* Short exercise *
Starting at the first line of the listing below, retype each line up to and including the one that contains "(0,0) rectangle (644,465);". Leave pictures out.

* Material *
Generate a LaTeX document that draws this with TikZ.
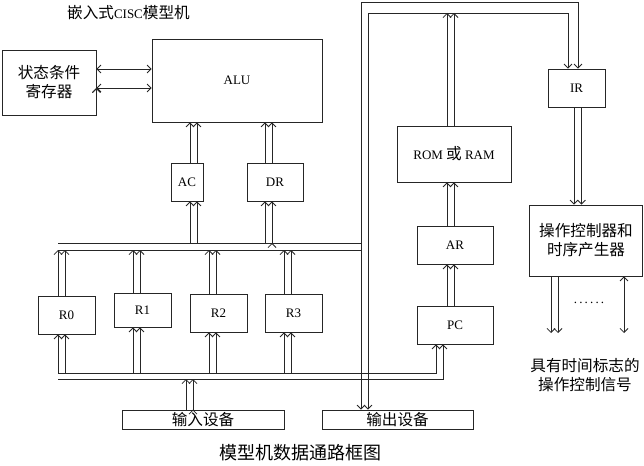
\documentclass[tikz,border=0pt]{standalone}
\usepackage{fontspec}
\setmainfont{Liberation Serif}
\newfontfamily\cjk[Scale=1.2]{Noto Sans CJK SC}
\usetikzlibrary{arrows.meta}

\tikzset{
  unit/.style={draw, color=black!85, text=black, line width=0.8pt, inner sep=0pt,
    align=center, font=\fontsize{13}{19}\selectfont},
  wire/.style={draw, color=black!85, line width=0.8pt},
  tip/.style={wire, -{Straight Barb[length=4pt,width=8pt]}},
  twotip/.style={wire, {Straight Barb[length=4pt,width=8pt]}-{Straight Barb[length=4pt,width=8pt]}},
  label/.style={font=\fontsize{13}{19}\selectfont, align=center, inner sep=0pt}
}

\begin{document}
\begin{tikzpicture}[x=1pt, y=-1pt]
  \useasboundingbox[fill=white] (0,0) rectangle (644,465);

  \node[unit, minimum width=94pt,  minimum height=65pt] (stat) at (49,82.5)    {{\cjk 状态条件}\\{\cjk 寄存器}};
  \node[unit, minimum width=170pt, minimum height=83pt] (ALU)  at (237,80.5)   {ALU};
  \node[unit, minimum width=32pt,  minimum height=38pt] (AC)   at (187,182)    {AC};
  \node[unit, minimum width=56pt,  minimum height=38pt] (DR)   at (275,182)    {DR};
  \node[unit, minimum width=57pt,  minimum height=38pt] (R0)   at (66.5,315)   {R0};
  \node[unit, minimum width=57pt,  minimum height=34pt] (R1)   at (142.5,310)  {R1};
  \node[unit, minimum width=57pt,  minimum height=38pt] (R2)   at (218.5,313)  {R2};
  \node[unit, minimum width=57pt,  minimum height=38pt] (R3)   at (293.5,313)  {R3};
  \node[unit, minimum width=162pt, minimum height=19pt] (in)   at (203,419.5)  {{\cjk 输入设备}};
  \node[unit, minimum width=151pt, minimum height=19pt] (out)  at (397.5,419.5) {{\cjk 输出设备}};
  \node[unit, minimum width=114pt, minimum height=56pt] (mem)  at (454,154)    {ROM {\cjk 或} RAM};
  \node[unit, minimum width=76pt,  minimum height=38pt] (AR)   at (455,245)    {AR};
  \node[unit, minimum width=76pt,  minimum height=38pt] (PC)   at (455,325)    {PC};
  \node[unit, minimum width=57pt,  minimum height=38pt] (IR)   at (576.5,88)   {IR};
  \node[unit, minimum width=113pt, minimum height=71pt] (ctrl) at (586,240.5)  {{\cjk 操作控制器和}\\{\cjk 时序产生器}};

  \node[label, anchor=west] (title)   at (67,13)    {{\cjk 嵌入式}CISC{\cjk 模型机}};
  \node[label]              (signals) at (585,375)  {{\cjk 具有时间标志的}\\{\cjk 操作控制信号}};
  \node[label]              (dots)    at (589,303)  {.\,.\,.\,.\,.\,.};
  \node[label, font=\fontsize{15}{19}\selectfont] (caption) at (300,453) {{\cjk 模型机数据通路框图}};

  \coordinate (ubA) at (58,243);
  \coordinate (ubB) at (58,250);
  \coordinate (lbA) at (58,373);
  \coordinate (lbB) at (58,379);
  \coordinate (lbAend) at (436,373);
  \coordinate (lbBend) at (443,379);
  \coordinate (outerL) at (361,2);
  \coordinate (outerR) at (578,2);
  \coordinate (innerL) at (368,13);
  \coordinate (innerR) at (568,13);
  \coordinate (sig) at (586,333);

  \draw[wire] (ubA) -- (ubA -| outerL);
  \draw[wire] (ubB) -- (ubB -| outerL);
  \draw[tip] (lbA) -- (lbAend) -- (lbAend |- PC.south);
  \draw[tip] (lbB) -- (lbBend) -- (lbBend |- PC.south);
  \draw[twotip] (out.north -| outerL) -- (outerL) -- (outerR) -- (outerR |- IR.north);
  \draw[twotip] (out.north -| innerL) -- (innerL) -- (innerR) -- (innerR |- IR.north);

  \path[twotip]
    ([yshift=13.5pt]stat.east) edge ([yshift=13.5pt]stat.east -| ALU.west)
    ([yshift=-5.5pt]stat.east) edge ([yshift=-5.5pt]stat.east -| ALU.west);

  \path[tip]
    ([xshift=3pt]AC.north)  edge ([xshift=3pt]AC.north |- ALU.south)
    ([xshift=10pt]AC.north) edge ([xshift=10pt]AC.north |- ALU.south)
    ([xshift=3pt]AC.south |- ubA)  edge ([xshift=3pt]AC.south)
    ([xshift=10pt]AC.south |- ubA) edge ([xshift=10pt]AC.south)

    ([xshift=-10pt]DR.north) edge ([xshift=-10pt]DR.north |- ALU.south)
    ([xshift=-3pt]DR.north)  edge ([xshift=-3pt]DR.north |- ALU.south)
    ([xshift=-10pt]DR.south |- ubA) edge ([xshift=-10pt]DR.south)
    ([xshift=-3pt]DR.south |- ubA)  edge ([xshift=-3pt]DR.south);

  \path[tip]
    ([xshift=-8.5pt]R0.north) edge ([xshift=-8.5pt]R0.north |- ubB)
    ([xshift=-1.5pt]R0.north) edge ([xshift=-1.5pt]R0.north |- ubB)
    ([xshift=-8.5pt]R0.south |- lbA) edge ([xshift=-8.5pt]R0.south)
    ([xshift=-1.5pt]R0.south |- lbA) edge ([xshift=-1.5pt]R0.south)

    ([xshift=-9.5pt]R1.north) edge ([xshift=-9.5pt]R1.north |- ubB)
    ([xshift=-2.5pt]R1.north) edge ([xshift=-2.5pt]R1.north |- ubB)
    ([xshift=-9.5pt]R1.south |- lbA) edge ([xshift=-9.5pt]R1.south)
    ([xshift=-2.5pt]R1.south |- lbA) edge ([xshift=-2.5pt]R1.south)

    ([xshift=-9.5pt]R2.north) edge ([xshift=-9.5pt]R2.north |- ubB)
    ([xshift=-2.5pt]R2.north) edge ([xshift=-2.5pt]R2.north |- ubB)
    ([xshift=-9.5pt]R2.south |- lbA) edge ([xshift=-9.5pt]R2.south)
    ([xshift=-2.5pt]R2.south |- lbA) edge ([xshift=-2.5pt]R2.south)

    ([xshift=-9.5pt]R3.north) edge ([xshift=-9.5pt]R3.north |- ubB)
    ([xshift=-2.5pt]R3.north) edge ([xshift=-2.5pt]R3.north |- ubB)
    ([xshift=-9.5pt]R3.south |- lbA) edge ([xshift=-9.5pt]R3.south)
    ([xshift=-2.5pt]R3.south |- lbA) edge ([xshift=-2.5pt]R3.south)

    ([xshift=-17pt]in.north) edge ([xshift=-17pt]in.north |- lbB)
    ([xshift=-10pt]in.north) edge ([xshift=-10pt]in.north |- lbB);

  \path[tip]
    ([xshift=-7pt]mem.north) edge ([xshift=-7pt]mem.north |- innerL)
    (mem.north)              edge (mem.north |- innerL)
    ([xshift=-8pt]AR.north)  edge ([xshift=-8pt]AR.north |- mem.south)
    ([xshift=-1pt]AR.north)  edge ([xshift=-1pt]AR.north |- mem.south)
    ([xshift=-8pt]PC.north)  edge ([xshift=-8pt]PC.north |- AR.south)
    ([xshift=-1pt]PC.north)  edge ([xshift=-1pt]PC.north |- AR.south)

    ([xshift=-2.5pt]IR.south) edge ([xshift=-2.5pt]IR.south |- ctrl.north)
    ([xshift=5pt]IR.south)    edge ([xshift=5pt]IR.south |- ctrl.north)

    ([xshift=-35pt]ctrl.south) edge ([xshift=-35pt]ctrl.south |- sig)
    ([xshift=-28pt]ctrl.south) edge ([xshift=-28pt]ctrl.south |- sig)
    ([xshift=38pt]ctrl.south)  edge ([xshift=38pt]ctrl.south |- sig);
\end{tikzpicture}
\end{document}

* Correct result *
Generate a LaTeX document that draws this with TikZ.
\documentclass[tikz,border=0pt]{standalone}
\usepackage{fontspec}
\setmainfont{Liberation Serif}
\newfontfamily\cjk[Scale=1.2]{Noto Sans CJK SC}
\usetikzlibrary{arrows.meta}

\tikzset{
  unit/.style={draw, color=black!85, text=black, line width=0.8pt, inner sep=0pt,
    align=center, font=\fontsize{13}{19}\selectfont},
  wire/.style={draw, color=black!85, line width=0.8pt},
  tip/.style={wire, -{Straight Barb[length=4pt,width=8pt]}},
  twotip/.style={wire, {Straight Barb[length=4pt,width=8pt]}-{Straight Barb[length=4pt,width=8pt]}},
  label/.style={font=\fontsize{13}{19}\selectfont, align=center, inner sep=0pt}
}

\begin{document}
\begin{tikzpicture}[x=1pt, y=-1pt]
  \useasboundingbox[fill=white] (0,0) rectangle (644,465);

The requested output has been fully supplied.